Your task is to give the listing below back word for word, pictures excluded.

** START **

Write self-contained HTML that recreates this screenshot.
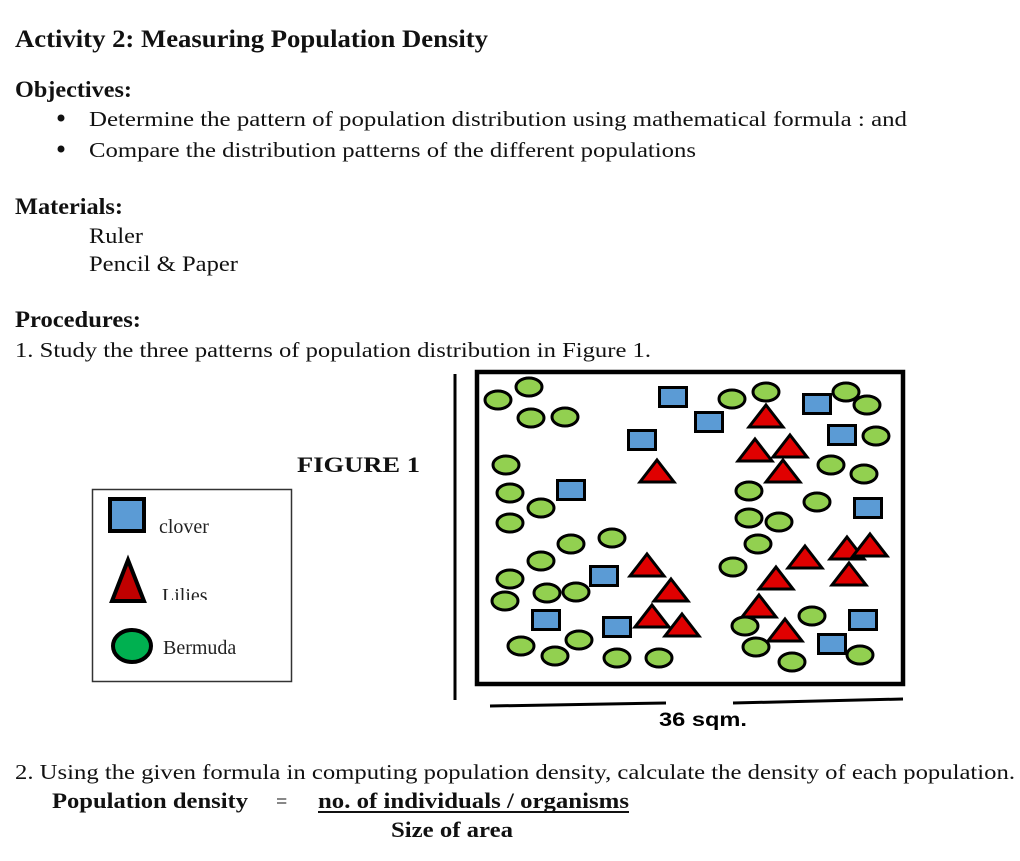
<!DOCTYPE html>
<html><head><meta charset="utf-8"><style>html,body{margin:0;padding:0;background:#fff}svg{display:block}</style></head>
<body>
<svg width="1020" height="861" viewBox="0 0 1020 861" xmlns="http://www.w3.org/2000/svg">
<defs>
<polygon id="t" points="0,-13 17,9 -17,9" fill="#e00000" stroke="#000" stroke-width="3" stroke-linejoin="miter"/>
<rect id="s" x="-13.5" y="-9.5" width="27" height="19" fill="#5b9bd5" stroke="#000" stroke-width="3"/>
<ellipse id="e" rx="13" ry="9" fill="#92d050" stroke="#000" stroke-width="3"/>
</defs>
<g font-family="Liberation Serif, serif" fill="#111">
<text x="15" y="47" font-size="25" font-weight="bold" textLength="473" lengthAdjust="spacingAndGlyphs">Activity 2: Measuring Population Density</text>
<text x="15" y="97" font-size="23" font-weight="bold" textLength="117" lengthAdjust="spacingAndGlyphs">Objectives:</text>
<circle cx="61" cy="118" r="3.5"/>
<circle cx="61" cy="149" r="3.5"/>
<text x="89" y="126" font-size="21" textLength="818" lengthAdjust="spacingAndGlyphs">Determine the pattern of population distribution using  mathematical formula : and</text>
<text x="89" y="157" font-size="21" textLength="607" lengthAdjust="spacingAndGlyphs">Compare the distribution patterns of the different populations</text>
<text x="15" y="214" font-size="23" font-weight="bold" textLength="108" lengthAdjust="spacingAndGlyphs">Materials:</text>
<text x="89" y="243" font-size="22" textLength="54" lengthAdjust="spacingAndGlyphs">Ruler</text>
<text x="89" y="271" font-size="22" textLength="149" lengthAdjust="spacingAndGlyphs">Pencil &amp; Paper</text>
<text x="15" y="327" font-size="23" font-weight="bold" textLength="126" lengthAdjust="spacingAndGlyphs">Procedures:</text>
<text x="15" y="357" font-size="21" textLength="636" lengthAdjust="spacingAndGlyphs">1. Study the three patterns of population distribution in Figure 1.</text>
<text x="297" y="472" font-size="22" font-weight="bold" textLength="123" lengthAdjust="spacingAndGlyphs">FIGURE 1</text>
<text x="15" y="779" font-size="21" textLength="1000" lengthAdjust="spacingAndGlyphs">2. Using the given formula in computing population density, calculate the density of each population.</text>
<text x="52" y="808" font-size="22" font-weight="bold" textLength="196" lengthAdjust="spacingAndGlyphs">Population density</text>
<text x="276" y="808" font-size="20">=</text>
<text x="318" y="808" font-size="22" font-weight="bold" textLength="311" lengthAdjust="spacingAndGlyphs">no. of individuals / organisms</text>
<rect x="318" y="811" width="311" height="2"/>
<text x="391" y="837" font-size="22" font-weight="bold" textLength="122" lengthAdjust="spacingAndGlyphs">Size of area</text>
</g>
<!-- legend -->
<rect x="92.5" y="489.5" width="199" height="192" fill="none" stroke="#333" stroke-width="1.5"/>
<rect x="110" y="499" width="34" height="32" fill="#5b9bd5" stroke="#000" stroke-width="4"/>
<polygon points="128,560 144,601 112,601" fill="#c00000" stroke="#000" stroke-width="4"/>
<ellipse cx="132" cy="646" rx="19" ry="16" fill="#00b050" stroke="#000" stroke-width="4"/>
<g font-family="Liberation Serif, serif" font-size="20" fill="#222">
<text x="159" y="533">clover</text>
<text x="162" y="602">Lilies</text>
<rect x="158" y="600" width="60" height="8" fill="#fff"/>
<text x="163" y="654">Bermuda</text>
</g>
<!-- figure -->
<line x1="455" y1="374" x2="455" y2="700" stroke="#000" stroke-width="3"/>
<rect x="477" y="372" width="426" height="312" fill="none" stroke="#000" stroke-width="4.5"/>
<line x1="490" y1="706" x2="666" y2="703" stroke="#000" stroke-width="3"/>
<line x1="733" y1="703" x2="903" y2="699" stroke="#000" stroke-width="3"/>
<text x="659" y="726" font-family="Liberation Sans, sans-serif" font-weight="bold" font-size="19" textLength="88" lengthAdjust="spacingAndGlyphs">36 sqm.</text>
<g>
<use href="#e" x="498" y="400"/><use href="#e" x="529" y="387"/><use href="#e" x="531" y="418"/><use href="#e" x="565" y="417"/>
<use href="#e" x="506" y="465"/><use href="#e" x="510" y="493"/><use href="#e" x="541" y="508"/><use href="#e" x="510" y="523"/>
<use href="#e" x="571" y="544"/><use href="#e" x="612" y="538"/><use href="#e" x="541" y="561"/><use href="#e" x="510" y="579"/>
<use href="#e" x="547" y="593"/><use href="#e" x="576" y="592"/><use href="#e" x="505" y="601"/><use href="#e" x="521" y="646"/>
<use href="#e" x="555" y="656"/><use href="#e" x="579" y="640"/><use href="#e" x="617" y="658"/><use href="#e" x="659" y="658"/>
<use href="#e" x="732" y="399"/><use href="#e" x="766" y="392"/><use href="#e" x="846" y="392"/><use href="#e" x="867" y="405"/>
<use href="#e" x="876" y="436"/><use href="#e" x="831" y="465"/><use href="#e" x="864" y="474"/><use href="#e" x="749" y="491"/>
<use href="#e" x="817" y="502"/><use href="#e" x="749" y="518"/><use href="#e" x="779" y="522"/><use href="#e" x="758" y="544"/>
<use href="#e" x="733" y="567"/><use href="#e" x="812" y="616"/><use href="#e" x="756" y="647"/>
<use href="#e" x="792" y="662"/><use href="#e" x="860" y="655"/>
<use href="#s" x="673" y="397"/><use href="#s" x="709" y="422"/><use href="#s" x="642" y="440"/><use href="#s" x="571" y="490"/>
<use href="#s" x="817" y="404"/><use href="#s" x="842" y="435"/><use href="#s" x="868" y="508"/><use href="#s" x="604" y="576"/>
<use href="#s" x="546" y="620"/><use href="#s" x="617" y="627"/><use href="#s" x="863" y="620"/><use href="#s" x="832" y="644"/>
<use href="#t" x="766" y="418"/><use href="#t" x="755" y="452"/><use href="#t" x="790" y="448"/><use href="#t" x="783" y="473"/>
<use href="#t" x="657" y="473"/><use href="#t" x="805" y="559"/><use href="#t" x="847" y="550"/><use href="#t" x="870" y="547"/>
<use href="#t" x="776" y="580"/><use href="#t" x="849" y="576"/><use href="#t" x="647" y="567"/><use href="#t" x="671" y="592"/>
<use href="#t" x="652" y="618"/><use href="#t" x="682" y="627"/><use href="#t" x="759" y="608"/>
<use href="#e" x="745" y="626"/><use href="#t" x="785" y="632"/>
</g>
</svg>
</body></html>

** END **

__RESULT OF THE EXERCISE__:
Write self-contained HTML that recreates this screenshot.
<!DOCTYPE html>
<html><head><meta charset="utf-8"><style>html,body{margin:0;padding:0;background:#fff}svg{display:block}</style></head>
<body>
<svg width="1020" height="861" viewBox="0 0 1020 861" xmlns="http://www.w3.org/2000/svg">
<defs>
<polygon id="t" points="0,-13 17,9 -17,9" fill="#e00000" stroke="#000" stroke-width="3" stroke-linejoin="miter"/>
<rect id="s" x="-13.5" y="-9.5" width="27" height="19" fill="#5b9bd5" stroke="#000" stroke-width="3"/>
<ellipse id="e" rx="13" ry="9" fill="#92d050" stroke="#000" stroke-width="3"/>
</defs>
<g font-family="Liberation Serif, serif" fill="#111">
<text x="15" y="47" font-size="25" font-weight="bold" textLength="473" lengthAdjust="spacingAndGlyphs">Activity 2: Measuring Population Density</text>
<text x="15" y="97" font-size="23" font-weight="bold" textLength="117" lengthAdjust="spacingAndGlyphs">Objectives:</text>
<circle cx="61" cy="118" r="3.5"/>
<circle cx="61" cy="149" r="3.5"/>
<text x="89" y="126" font-size="21" textLength="818" lengthAdjust="spacingAndGlyphs">Determine the pattern of population distribution using  mathematical formula : and</text>
<text x="89" y="157" font-size="21" textLength="607" lengthAdjust="spacingAndGlyphs">Compare the distribution patterns of the different populations</text>
<text x="15" y="214" font-size="23" font-weight="bold" textLength="108" lengthAdjust="spacingAndGlyphs">Materials:</text>
<text x="89" y="243" font-size="22" textLength="54" lengthAdjust="spacingAndGlyphs">Ruler</text>
<text x="89" y="271" font-size="22" textLength="149" lengthAdjust="spacingAndGlyphs">Pencil &amp; Paper</text>
<text x="15" y="327" font-size="23" font-weight="bold" textLength="126" lengthAdjust="spacingAndGlyphs">Procedures:</text>
<text x="15" y="357" font-size="21" textLength="636" lengthAdjust="spacingAndGlyphs">1. Study the three patterns of population distribution in Figure 1.</text>
<text x="297" y="472" font-size="22" font-weight="bold" textLength="123" lengthAdjust="spacingAndGlyphs">FIGURE 1</text>
<text x="15" y="779" font-size="21" textLength="1000" lengthAdjust="spacingAndGlyphs">2. Using the given formula in computing population density, calculate the density of each population.</text>
<text x="52" y="808" font-size="22" font-weight="bold" textLength="196" lengthAdjust="spacingAndGlyphs">Population density</text>
<text x="276" y="808" font-size="20">=</text>
<text x="318" y="808" font-size="22" font-weight="bold" textLength="311" lengthAdjust="spacingAndGlyphs">no. of individuals / organisms</text>
<rect x="318" y="811" width="311" height="2"/>
<text x="391" y="837" font-size="22" font-weight="bold" textLength="122" lengthAdjust="spacingAndGlyphs">Size of area</text>
</g>
<!-- legend -->
<rect x="92.5" y="489.5" width="199" height="192" fill="none" stroke="#333" stroke-width="1.5"/>
<rect x="110" y="499" width="34" height="32" fill="#5b9bd5" stroke="#000" stroke-width="4"/>
<polygon points="128,560 144,601 112,601" fill="#c00000" stroke="#000" stroke-width="4"/>
<ellipse cx="132" cy="646" rx="19" ry="16" fill="#00b050" stroke="#000" stroke-width="4"/>
<g font-family="Liberation Serif, serif" font-size="20" fill="#222">
<text x="159" y="533">clover</text>
<text x="162" y="602">Lilies</text>
<rect x="158" y="600" width="60" height="8" fill="#fff"/>
<text x="163" y="654">Bermuda</text>
</g>
<!-- figure -->
<line x1="455" y1="374" x2="455" y2="700" stroke="#000" stroke-width="3"/>
<rect x="477" y="372" width="426" height="312" fill="none" stroke="#000" stroke-width="4.5"/>
<line x1="490" y1="706" x2="666" y2="703" stroke="#000" stroke-width="3"/>
<line x1="733" y1="703" x2="903" y2="699" stroke="#000" stroke-width="3"/>
<text x="659" y="726" font-family="Liberation Sans, sans-serif" font-weight="bold" font-size="19" textLength="88" lengthAdjust="spacingAndGlyphs">36 sqm.</text>
<g>
<use href="#e" x="498" y="400"/><use href="#e" x="529" y="387"/><use href="#e" x="531" y="418"/><use href="#e" x="565" y="417"/>
<use href="#e" x="506" y="465"/><use href="#e" x="510" y="493"/><use href="#e" x="541" y="508"/><use href="#e" x="510" y="523"/>
<use href="#e" x="571" y="544"/><use href="#e" x="612" y="538"/><use href="#e" x="541" y="561"/><use href="#e" x="510" y="579"/>
<use href="#e" x="547" y="593"/><use href="#e" x="576" y="592"/><use href="#e" x="505" y="601"/><use href="#e" x="521" y="646"/>
<use href="#e" x="555" y="656"/><use href="#e" x="579" y="640"/><use href="#e" x="617" y="658"/><use href="#e" x="659" y="658"/>
<use href="#e" x="732" y="399"/><use href="#e" x="766" y="392"/><use href="#e" x="846" y="392"/><use href="#e" x="867" y="405"/>
<use href="#e" x="876" y="436"/><use href="#e" x="831" y="465"/><use href="#e" x="864" y="474"/><use href="#e" x="749" y="491"/>
<use href="#e" x="817" y="502"/><use href="#e" x="749" y="518"/><use href="#e" x="779" y="522"/><use href="#e" x="758" y="544"/>
<use href="#e" x="733" y="567"/><use href="#e" x="812" y="616"/><use href="#e" x="756" y="647"/>
<use href="#e" x="792" y="662"/><use href="#e" x="860" y="655"/>
<use href="#s" x="673" y="397"/><use href="#s" x="709" y="422"/><use href="#s" x="642" y="440"/><use href="#s" x="571" y="490"/>
<use href="#s" x="817" y="404"/><use href="#s" x="842" y="435"/><use href="#s" x="868" y="508"/><use href="#s" x="604" y="576"/>
<use href="#s" x="546" y="620"/><use href="#s" x="617" y="627"/><use href="#s" x="863" y="620"/><use href="#s" x="832" y="644"/>
<use href="#t" x="766" y="418"/><use href="#t" x="755" y="452"/><use href="#t" x="790" y="448"/><use href="#t" x="783" y="473"/>
<use href="#t" x="657" y="473"/><use href="#t" x="805" y="559"/><use href="#t" x="847" y="550"/><use href="#t" x="870" y="547"/>
<use href="#t" x="776" y="580"/><use href="#t" x="849" y="576"/><use href="#t" x="647" y="567"/><use href="#t" x="671" y="592"/>
<use href="#t" x="652" y="618"/><use href="#t" x="682" y="627"/><use href="#t" x="759" y="608"/>
<use href="#e" x="745" y="626"/><use href="#t" x="785" y="632"/>
</g>
</svg>
</body></html>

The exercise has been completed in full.